Even after the writ is issued, the sheriff cannot execute it until at least ten days have passed since the judgment. That waiting period extends to thirty days if the tenant receives Supplemental Security Income (SSI), Social Security Disability (SSDI), or Temporary Assistance for Needy Families (TANF).10Colorado Judicial Branch. Understanding the Eviction Process The landlord is responsible for coordinating with the sheriff’s office and arranging for physical removal of the tenant’s belongings. The sheriff supervises but typically does not handle the actual moving. Belongings can legally be placed at the curb, though a landlord who voluntarily stores them may take on additional liability.

Consequences for Federally Subsidized Tenants

Tenants in public housing or receiving a Housing Choice Voucher face an additional layer of consequences. Federal policy requires public housing authorities to include lease terms stating that any drug-related criminal activity on or off the premises is grounds for eviction. The household can lose its housing assistance even if only a guest committed the offense, because tenants in subsidized programs carry an obligation to ensure that household members and guests do not engage in prohibited criminal activity.11U.S. Department of Housing and Urban Development. One Strike and You’re Out Policy in Public Housing

The downstream effects extend beyond losing the current unit. An applicant who has been evicted from public housing for drug-related criminal activity within the past three years is barred from re-entering the program unless they have completed a rehabilitation program.11U.S. Department of Housing and Urban Development. One Strike and You’re Out Policy in Public Housing Housing authorities do retain some case-by-case discretion, and when a tenant has taken all reasonable steps to prevent the criminal activity, eviction may not always follow automatically. But in practice, a substantial violation eviction on a tenant’s record makes securing any form of subsidized housing extremely difficult for years afterward.
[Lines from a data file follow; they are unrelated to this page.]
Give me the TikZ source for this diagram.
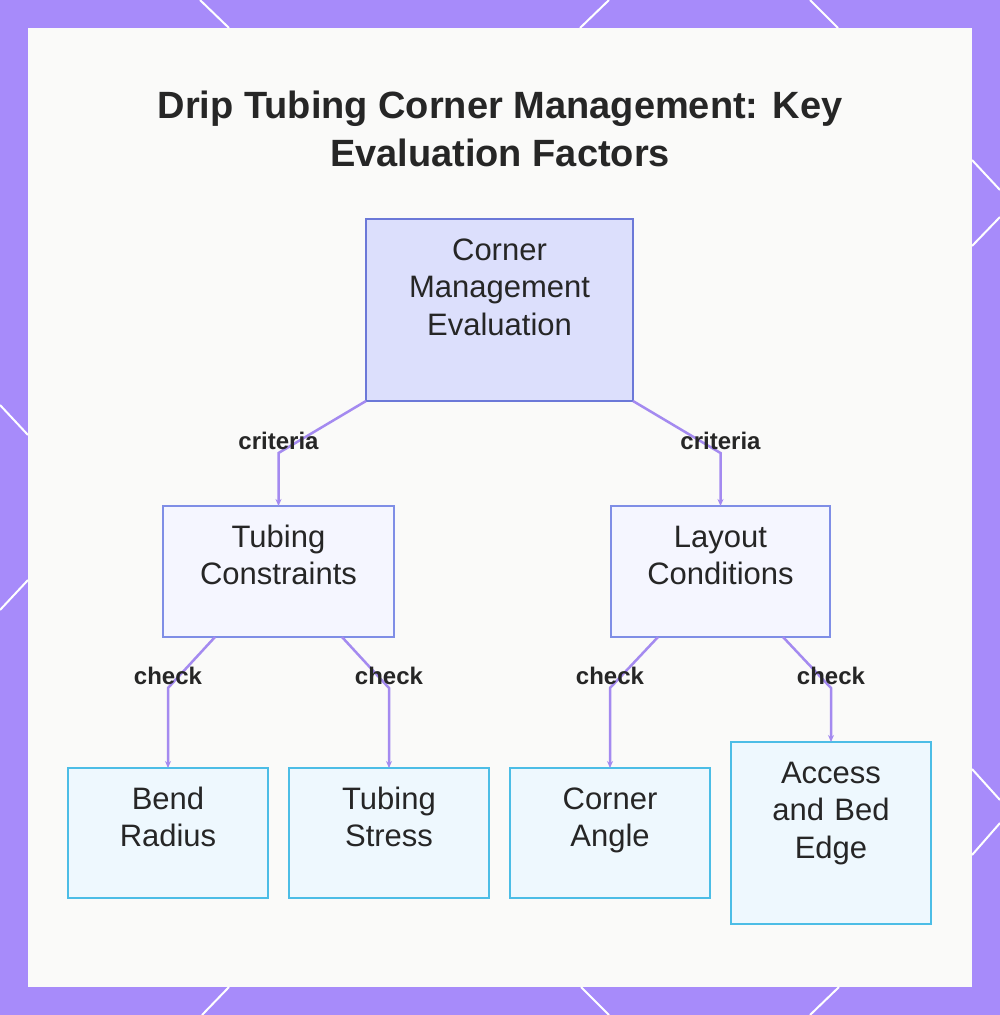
\documentclass[tikz,border=0pt]{standalone}
\usepackage{fontspec}
\setmainfont{Liberation Sans}
\usepackage{tikz}
\usetikzlibrary{arrows.meta,positioning}

\definecolor{frame}{HTML}{A78BFA}
\definecolor{paper}{HTML}{FAFAF9}
\definecolor{ink}{HTML}{262626}
\definecolor{rootfill}{HTML}{DCDFFC}
\definecolor{rootline}{HTML}{6B78D8}
\definecolor{midfill}{HTML}{F5F6FF}
\definecolor{midline}{HTML}{7F8EE6}
\definecolor{leaffill}{HTML}{EEF8FE}
\definecolor{leafline}{HTML}{4CBDE6}
\definecolor{link}{HTML}{A48AF0}

\begin{document}
\begin{tikzpicture}[
x=1pt, y=1pt,
box/.style={draw, rectangle, line width=2.5pt, inner sep=0pt, outer sep=0pt, align=center, text=ink,
  font=\fontsize{31}{37.5}\selectfont, text height=41pt},
rootbox/.style={box, fill=rootfill, draw=rootline, text width=267pt, text depth=141pt},
midbox/.style={box, fill=midfill, draw=midline, text width=231pt, text depth=90pt},
leafbox/.style={box, fill=leaffill, draw=leafline, text width=200pt, text depth=89pt},
tallbox/.style={leafbox, text depth=141pt},
arrow/.style={-{Stealth[length=7pt,width=6pt]}, line width=2.5pt, draw=link},
lbl/.style={font=\bfseries\fontsize{24}{28}\selectfont, text=ink, yshift=12pt},
title/.style={font=\bfseries\fontsize{38}{48}\selectfont, text=ink, align=center}
]

% frame and background
\fill[frame] (0,0) rectangle (1000,-1015);
\fill[paper] (28,-28) rectangle (972,-987);
\useasboundingbox (0,0) rectangle (1000,-1015);
\begin{scope}[white, line width=2pt]
\draw (200,0) -- (229,-28);
\draw (580,-28) -- (609,0);
\draw (810,0) -- (838,-28);
\draw (0,-405) -- (28,-435);
\draw (0,-610) -- (28,-580);
\draw (972,-160) -- (1000,-190);
\draw (1000,-217) -- (972,-246);
\draw (972,-769) -- (1000,-800);
\draw (1000,-823) -- (972,-855);
\draw (202,-1015) -- (229,-987);
\draw (581,-987) -- (609,-1015);
\draw (839,-987) -- (810,-1015);
\end{scope}

\node[title] (head) at (500,-129) {Drip Tubing Corner Management: Key\\Evaluation Factors};

\node[rootbox] (root) at (499.5,-310) {Corner\\Management\\Evaluation};

\node[midbox] (tubing) at (278.5,-571.5) {Tubing\\Constraints};
\node[midbox, text width=219pt, right=217pt of tubing] (layout) {Layout\\Conditions};

\node[leafbox] (bend) at (168,-833) {Bend\\Radius};
\node[leafbox, right=21pt of bend] (stress) {Tubing\\Stress};
\node[leafbox, right=21pt of stress] (angle) {Corner\\Angle};
\node[tallbox, right=21pt of angle] (access) {Access\\and Bed\\Edge};

% connectors
\draw[arrow] (root.south west) -- ([yshift=53pt]tubing.north) node[lbl] (critL) {criteria} -- (tubing.north);
\draw[arrow] (root.south east) -- ([yshift=53pt]layout.north) node[lbl] (critR) {criteria} -- (layout.north);

\draw[arrow] ([xshift=52pt]tubing.south west) -- ([yshift=80pt]bend.north) node[lbl] (chkA) {check} -- (bend.north);
\draw[arrow] ([xshift=-52pt]tubing.south east) -- ([yshift=80pt]stress.north) node[lbl] (chkB) {check} -- (stress.north);
\draw[arrow] ([xshift=47pt]layout.south west) -- ([yshift=80pt]angle.north) node[lbl] (chkC) {check} -- (angle.north);
\draw[arrow] ([xshift=-47pt]layout.south east) -- ([yshift=54pt]access.north) node[lbl] (chkD) {check} -- (access.north);

\end{tikzpicture}
\end{document}
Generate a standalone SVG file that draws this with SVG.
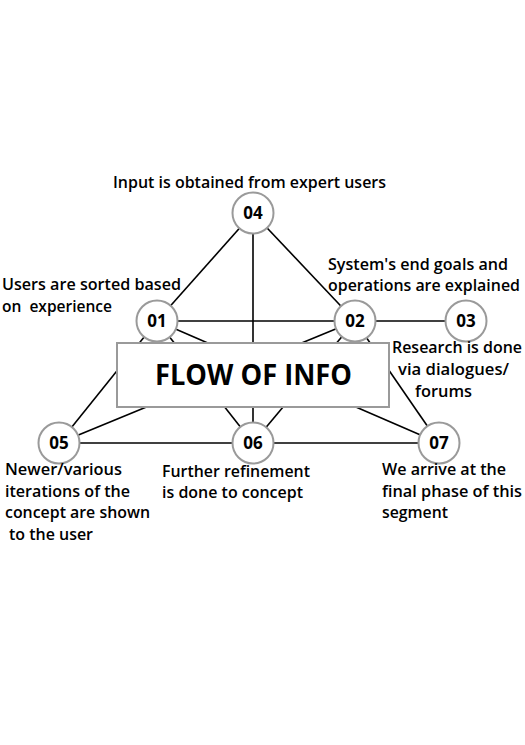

For survivors of domestic violence in federally subsidized housing, the Violence Against Women Act adds a federal layer of protection: a survivor cannot be evicted or denied admission because of violence committed against them, and they may request an emergency transfer to a different unit for safety reasons.12U.S. Department of Housing and Urban Development. Violence Against Women Act (VAWA) These VAWA protections apply specifically to housing subsidized by a federal program.